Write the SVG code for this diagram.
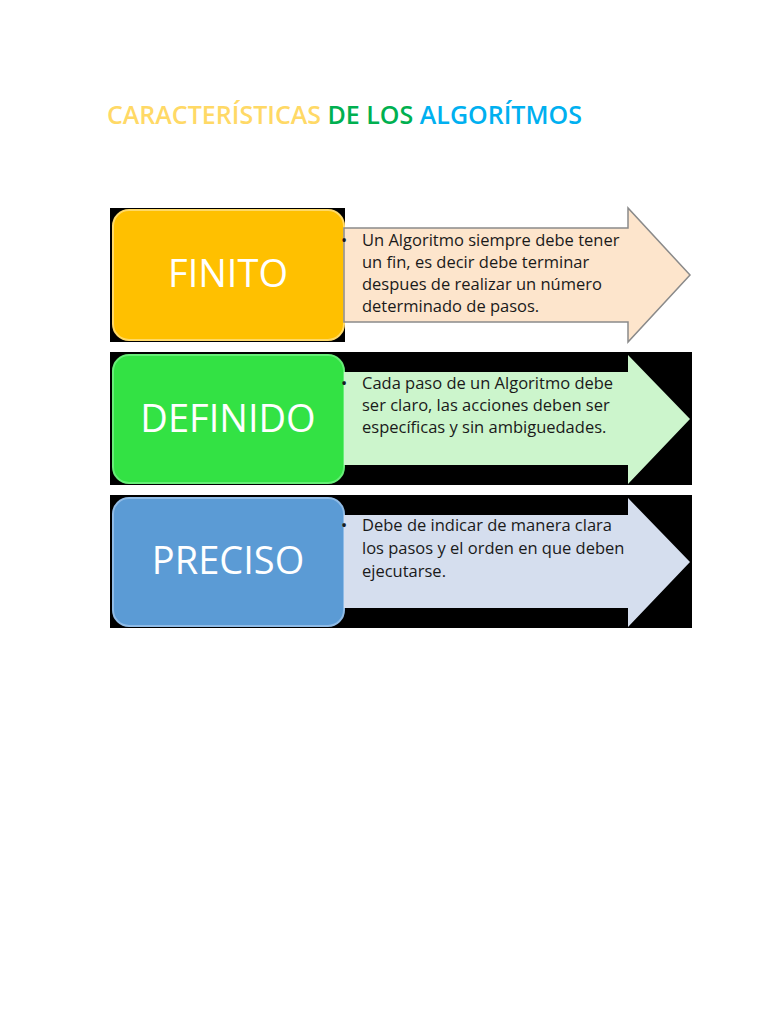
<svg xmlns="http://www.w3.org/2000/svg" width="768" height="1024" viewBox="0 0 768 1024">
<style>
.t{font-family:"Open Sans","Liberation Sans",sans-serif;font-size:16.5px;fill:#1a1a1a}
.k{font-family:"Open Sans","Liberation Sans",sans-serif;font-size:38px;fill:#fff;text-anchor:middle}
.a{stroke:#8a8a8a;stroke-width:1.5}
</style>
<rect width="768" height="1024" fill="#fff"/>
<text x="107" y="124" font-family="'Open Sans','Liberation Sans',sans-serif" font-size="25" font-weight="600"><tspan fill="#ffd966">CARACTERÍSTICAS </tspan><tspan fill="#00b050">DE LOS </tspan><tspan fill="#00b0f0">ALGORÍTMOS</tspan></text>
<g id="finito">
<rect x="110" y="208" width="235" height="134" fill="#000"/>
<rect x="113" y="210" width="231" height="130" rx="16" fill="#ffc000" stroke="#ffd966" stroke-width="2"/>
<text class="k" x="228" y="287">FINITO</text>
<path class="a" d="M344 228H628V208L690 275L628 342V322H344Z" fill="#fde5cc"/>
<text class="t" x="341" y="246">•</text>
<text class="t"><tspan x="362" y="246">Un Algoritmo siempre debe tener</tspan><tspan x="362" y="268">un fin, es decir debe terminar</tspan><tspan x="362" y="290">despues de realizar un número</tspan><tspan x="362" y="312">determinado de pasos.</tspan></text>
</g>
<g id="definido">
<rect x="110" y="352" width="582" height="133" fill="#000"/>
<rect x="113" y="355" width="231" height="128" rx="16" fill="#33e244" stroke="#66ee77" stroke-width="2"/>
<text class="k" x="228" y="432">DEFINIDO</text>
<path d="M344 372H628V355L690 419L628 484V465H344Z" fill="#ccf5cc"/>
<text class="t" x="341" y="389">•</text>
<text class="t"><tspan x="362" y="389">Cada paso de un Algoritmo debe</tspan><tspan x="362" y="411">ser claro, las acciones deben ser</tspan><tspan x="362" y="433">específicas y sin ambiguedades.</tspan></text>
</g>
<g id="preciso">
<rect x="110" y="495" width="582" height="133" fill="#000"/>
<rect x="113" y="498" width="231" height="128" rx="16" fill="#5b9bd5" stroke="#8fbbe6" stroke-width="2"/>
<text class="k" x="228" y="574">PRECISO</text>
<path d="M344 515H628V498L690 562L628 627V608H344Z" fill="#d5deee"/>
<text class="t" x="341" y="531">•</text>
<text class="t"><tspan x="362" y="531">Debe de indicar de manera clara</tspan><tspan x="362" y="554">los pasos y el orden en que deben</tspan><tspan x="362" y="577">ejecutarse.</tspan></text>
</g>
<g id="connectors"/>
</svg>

..............................

— Aim —
Give every line back word for word and leave the pictures out.

— Exercise result —
Write the SVG code for this diagram.
<svg xmlns="http://www.w3.org/2000/svg" width="768" height="1024" viewBox="0 0 768 1024">
<style>
.t{font-family:"Open Sans","Liberation Sans",sans-serif;font-size:16.5px;fill:#1a1a1a}
.k{font-family:"Open Sans","Liberation Sans",sans-serif;font-size:38px;fill:#fff;text-anchor:middle}
.a{stroke:#8a8a8a;stroke-width:1.5}
</style>
<rect width="768" height="1024" fill="#fff"/>
<text x="107" y="124" font-family="'Open Sans','Liberation Sans',sans-serif" font-size="25" font-weight="600"><tspan fill="#ffd966">CARACTERÍSTICAS </tspan><tspan fill="#00b050">DE LOS </tspan><tspan fill="#00b0f0">ALGORÍTMOS</tspan></text>
<g id="finito">
<rect x="110" y="208" width="235" height="134" fill="#000"/>
<rect x="113" y="210" width="231" height="130" rx="16" fill="#ffc000" stroke="#ffd966" stroke-width="2"/>
<text class="k" x="228" y="287">FINITO</text>
<path class="a" d="M344 228H628V208L690 275L628 342V322H344Z" fill="#fde5cc"/>
<text class="t" x="341" y="246">•</text>
<text class="t"><tspan x="362" y="246">Un Algoritmo siempre debe tener</tspan><tspan x="362" y="268">un fin, es decir debe terminar</tspan><tspan x="362" y="290">despues de realizar un número</tspan><tspan x="362" y="312">determinado de pasos.</tspan></text>
</g>
<g id="definido">
<rect x="110" y="352" width="582" height="133" fill="#000"/>
<rect x="113" y="355" width="231" height="128" rx="16" fill="#33e244" stroke="#66ee77" stroke-width="2"/>
<text class="k" x="228" y="432">DEFINIDO</text>
<path d="M344 372H628V355L690 419L628 484V465H344Z" fill="#ccf5cc"/>
<text class="t" x="341" y="389">•</text>
<text class="t"><tspan x="362" y="389">Cada paso de un Algoritmo debe</tspan><tspan x="362" y="411">ser claro, las acciones deben ser</tspan><tspan x="362" y="433">específicas y sin ambiguedades.</tspan></text>
</g>
<g id="preciso">
<rect x="110" y="495" width="582" height="133" fill="#000"/>
<rect x="113" y="498" width="231" height="128" rx="16" fill="#5b9bd5" stroke="#8fbbe6" stroke-width="2"/>
<text class="k" x="228" y="574">PRECISO</text>
<path d="M344 515H628V498L690 562L628 627V608H344Z" fill="#d5deee"/>
<text class="t" x="341" y="531">•</text>
<text class="t"><tspan x="362" y="531">Debe de indicar de manera clara</tspan><tspan x="362" y="554">los pasos y el orden en que deben</tspan><tspan x="362" y="577">ejecutarse.</tspan></text>
</g>
<g id="connectors"/>
</svg>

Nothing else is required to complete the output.